First, I like to think of it like drawing a regular line! So, I imagine $y = \frac{1}{2} x - 1$.

1. **Find the starting point (y-intercept):** The "-1" at the end tells me where the line crosses the 'y' axis. So, it crosses at y = -1. That means one point on my line is (0, -1).
2. **Find another point using the slope:** The "$\frac{1}{2}$" in front of 'x' is the slope. It means "go up 1 step for every 2 steps you go to the right". So, from my point (0, -1), I go up 1 (to y=0) and right 2 (to x=2). That gives me another point: (2, 0).

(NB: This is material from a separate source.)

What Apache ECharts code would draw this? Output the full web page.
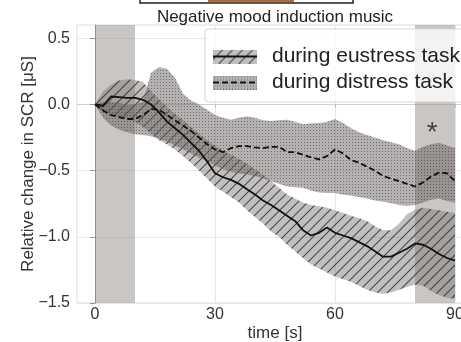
<!DOCTYPE html>
<html><head><meta charset="utf-8">
<script src="https://cdn.jsdelivr.net/npm/echarts@6/dist/echarts.min.js"></script>
<style>html,body{margin:0;padding:0;background:#fff}#c{width:461px;height:342px}</style>
</head><body><div id="c"></div>
<script>
// ---- data (time in s, values in µS) ----
const time = [0,2,4,6,8,10,12,14,16,18,20,22,24,26,28,30,32,34,36,38,40,42,44,46,48,50,52,54,56,58,60,62,64,66,68,70,72,74,76,78,80,82,84,86,88,90];
// eustress: mean, upper, lower
const euMean = [0,-0.01,0.06,0.055,0.05,0.05,0.035,0,-0.06,-0.13,-0.18,-0.23,-0.29,-0.35,-0.43,-0.52,-0.55,-0.57,-0.60,-0.64,-0.68,-0.725,-0.76,-0.80,-0.84,-0.88,-0.95,-0.99,-0.97,-0.93,-0.97,-0.99,-1.01,-1.04,-1.07,-1.11,-1.15,-1.15,-1.12,-1.09,-1.05,-1.06,-1.09,-1.13,-1.16,-1.18];
const euUpper = [0,0.10,0.15,0.18,0.19,0.185,0.17,0.10,0.04,-0.02,-0.07,-0.12,-0.17,-0.22,-0.27,-0.31,-0.35,-0.38,-0.41,-0.45,-0.49,-0.53,-0.58,-0.63,-0.68,-0.71,-0.74,-0.76,-0.77,-0.78,-0.80,-0.82,-0.84,-0.86,-0.88,-0.92,-0.95,-0.95,-0.90,-0.83,-0.795,-0.78,-0.79,-0.80,-0.81,-0.82];
const euLower = [0,-0.055,-0.08,-0.095,-0.11,-0.13,-0.17,-0.22,-0.27,-0.30,-0.34,-0.39,-0.44,-0.50,-0.56,-0.62,-0.66,-0.70,-0.74,-0.80,-0.85,-0.90,-0.96,-1.00,-1.06,-1.11,-1.16,-1.21,-1.24,-1.27,-1.30,-1.32,-1.34,-1.37,-1.40,-1.42,-1.43,-1.42,-1.40,-1.38,-1.36,-1.37,-1.41,-1.44,-1.46,-1.47];
// distress: mean, upper, lower
const diMean = [0,-0.045,-0.08,-0.095,-0.11,-0.11,-0.08,-0.035,-0.04,-0.08,-0.12,-0.16,-0.20,-0.25,-0.30,-0.34,-0.36,-0.33,-0.315,-0.315,-0.325,-0.33,-0.32,-0.32,-0.36,-0.36,-0.38,-0.40,-0.415,-0.39,-0.34,-0.37,-0.42,-0.44,-0.47,-0.50,-0.54,-0.56,-0.58,-0.60,-0.62,-0.59,-0.545,-0.515,-0.52,-0.58];
const diUpper = [0,0.02,0.02,0.01,0,0,0.02,0.24,0.28,0.27,0.20,0.08,0.03,0,-0.04,-0.08,-0.10,-0.115,-0.10,-0.09,-0.10,-0.12,-0.125,-0.12,-0.115,-0.13,-0.15,-0.145,-0.14,-0.13,-0.11,-0.14,-0.18,-0.21,-0.23,-0.25,-0.27,-0.285,-0.30,-0.33,-0.35,-0.32,-0.30,-0.29,-0.31,-0.33];
const diLower = [0,-0.10,-0.16,-0.19,-0.21,-0.225,-0.23,-0.24,-0.26,-0.28,-0.31,-0.34,-0.37,-0.40,-0.43,-0.46,-0.49,-0.51,-0.52,-0.53,-0.54,-0.56,-0.58,-0.60,-0.62,-0.625,-0.63,-0.65,-0.665,-0.67,-0.67,-0.68,-0.69,-0.70,-0.71,-0.725,-0.735,-0.745,-0.76,-0.765,-0.76,-0.74,-0.72,-0.71,-0.73,-0.74];
const seriesNames = ['during eustress task','during distress task'];
const xTicks = [0,30,60,90];
const yTicks = [-1.5,-1.0,-0.5,0.0,0.5];
const shadeIntervals = [[0,10],[80,90]];
const sigMarks = [[84.3,-0.22]];
const titleText = 'Negative mood induction music';
const xName = 'time [s]';
const yName = 'Relative change in SCR [μS]';

// ---- patterns ----
const FONT = '"Liberation Sans", Arial, sans-serif';
function makeHatch(){
  const c=document.createElement('canvas'); c.width=10; c.height=10;
  const g=c.getContext('2d');
  g.fillStyle='rgba(120,116,114,0.45)'; g.fillRect(0,0,10,10);
  g.strokeStyle='rgba(50,50,50,0.85)'; g.lineWidth=1.1;
  g.beginPath(); g.moveTo(-2,12); g.lineTo(12,-2); g.moveTo(-2,2); g.lineTo(2,-2); g.moveTo(8,12); g.lineTo(12,8); g.stroke();
  return c;
}
function makeDots(){
  const c=document.createElement('canvas'); c.width=3; c.height=3;
  const g=c.getContext('2d');
  g.fillStyle='rgba(105,100,98,0.5)'; g.fillRect(0,0,3,3);
  g.fillStyle='rgba(45,45,45,0.5)'; g.fillRect(1,1,1,1);
  return c;
}
const hatch = makeHatch(), dots = makeDots();
function legendIcon(pat, dashed){
  const c=document.createElement('canvas'); c.width=54; c.height=14;
  const g=c.getContext('2d');
  g.fillStyle=g.createPattern(pat,'repeat'); g.fillRect(0,0,44,14);
  g.strokeStyle='#111'; g.lineWidth=2;
  if(dashed) g.setLineDash([6,3]);
  g.beginPath(); g.moveTo(0,7); g.lineTo(44,7); g.stroke();
  return 'image://'+c.toDataURL();
}

const pair = (a)=>time.map((t,i)=>[t,a[i]]);
const band = (l,u)=>time.map((t,i)=>[t,l[i],u[i]]);
const fmt = v => (v<0?'\u2212':'')+Math.abs(v).toFixed(1);

function bandSeries(name, l, u, pattern){
  const data = band(l,u);
  return {type:'custom', name:name, data:data, silent:true, z:2, clip:true,
    encode:{x:0, y:[1,2]},
    renderItem:function(params, api){
      if(params.dataIndex !== 0) return null;
      const top = data.map(d=>api.coord([d[0], d[2]]));
      const bot = data.map(d=>api.coord([d[0], d[1]])).reverse();
      return {type:'polygon', shape:{points:top.concat(bot)}, style:{fill:{image:pattern, repeat:'repeat'}, stroke:null}, silent:true};
    }};
}

const chart = echarts.init(document.getElementById('c'), null, {renderer:'canvas'});
chart.setOption({
  animation:false,
  textStyle:{fontFamily:FONT},
  title:{text:titleText, left:275, top:9, textAlign:'center', padding:0,
    textStyle:{fontSize:17, fontWeight:'normal', color:'#222', fontFamily:FONT}},
  graphic:[
    {type:'rect', shape:{x:140,y:-10,width:213,height:13}, style:{fill:'#fff', stroke:'#222', lineWidth:1.5}, silent:true},
    {type:'rect', shape:{x:208,y:-10,width:86,height:12}, style:{fill:'#b86a2e'}, silent:true}
  ],
  grid:{left:77, top:25, width:396, height:278, show:true, borderColor:'#dcdcdc', borderWidth:1, outerBoundsMode:'none', containLabel:false},
  legend:{orient:'vertical', left:205, top:29, padding:[17,10,9,8], itemGap:5, itemWidth:54, itemHeight:14,
    backgroundColor:'rgba(255,255,255,0.8)', borderColor:'#d5d5d5', borderWidth:1, borderRadius:3,
    textStyle:{fontSize:21, color:'#222', fontFamily:FONT},
    data:[{name:seriesNames[0], icon:legendIcon(hatch,false)},{name:seriesNames[1], icon:legendIcon(dots,true)}]},
  xAxis:{type:'value', min:-4.5, max:94.5,
    axisLine:{show:true, lineStyle:{color:'#cfcfcf'}},
    axisTick:{show:true, customValues:xTicks, length:3, lineStyle:{color:'#bbb'}},
    axisLabel:{customValues:xTicks, fontSize:16, color:'#333', margin:4, fontFamily:FONT},
    splitLine:{show:true, lineStyle:{color:'#e6e6e6'}},
    name:xName, nameLocation:'middle', nameGap:22, nameMoveOverlap:false, nameTextStyle:{fontSize:17, color:'#333', fontFamily:FONT}},
  yAxis:{type:'value', min:-1.5, max:0.6,
    axisLine:{show:true, lineStyle:{color:'#8a8a8a'}},
    axisTick:{show:true, customValues:yTicks, length:5, lineStyle:{color:'#999'}},
    axisLabel:{customValues:yTicks, formatter:fmt, fontSize:16, color:'#333', margin:7, fontFamily:FONT},
    splitLine:{show:true, lineStyle:{color:'#e6e6e6'}},
    name:yName, nameLocation:'middle', nameGap:40, nameMoveOverlap:false, nameTextStyle:{fontSize:17, color:'#333', fontFamily:FONT}},
  series:[
    {type:'line', name:'shade', data:[], symbol:'none', silent:true, z:1,
      markArea:{silent:true, itemStyle:{color:'rgba(150,142,138,0.5)'},
        data:shadeIntervals.map(([a,b])=>[{xAxis:a},{xAxis:b}])}},
    bandSeries('eu-band', euLower, euUpper, hatch),
    bandSeries('di-band', diLower, diUpper, dots),
    {type:'line', name:seriesNames[0], data:pair(euMean), symbol:'none', silent:true,
      lineStyle:{color:'#111', width:1.8}, itemStyle:{color:'#111'}, z:3},
    {type:'line', name:seriesNames[1], data:pair(diMean), symbol:'none', silent:true,
      lineStyle:{color:'#111', width:1.8, type:[6,3]}, itemStyle:{color:'#111'}, z:3},
    {type:'scatter', name:'sig', data:sigMarks, symbolSize:1, silent:true, itemStyle:{color:'rgba(0,0,0,0)'}, z:4,
      label:{show:true, formatter:'*', position:'inside', fontSize:28, color:'#222', fontFamily:FONT}}
  ]
});
</script></body></html>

3. **Draw the line:** Since the inequality is "$y \leq$", the line itself is part of the solution. So, I would draw a *solid* line connecting (0, -1) and (2, 0) and extending it in both directions. (If it was just "<" or ">", I'd draw a dashed line).
4. **Decide where to color (shade):** The "$\leq$" means "y is less than or equal to" the line. "Less than" usually means we color the area *below* the line. To be super sure, I can pick a test point that's not on the line, like (0, 0).
* Plug (0, 0) into the inequality: $0 \leq \frac{1}{2}(0) - 1$.
* This simplifies to $0 \leq -1$.
* Is $0$ less than or equal to $-1$? Nope, it's false!
* Since (0,0) is *above* the line and it didn't work, that means the solution is on the other side. So, I would shade the region *below* the solid line.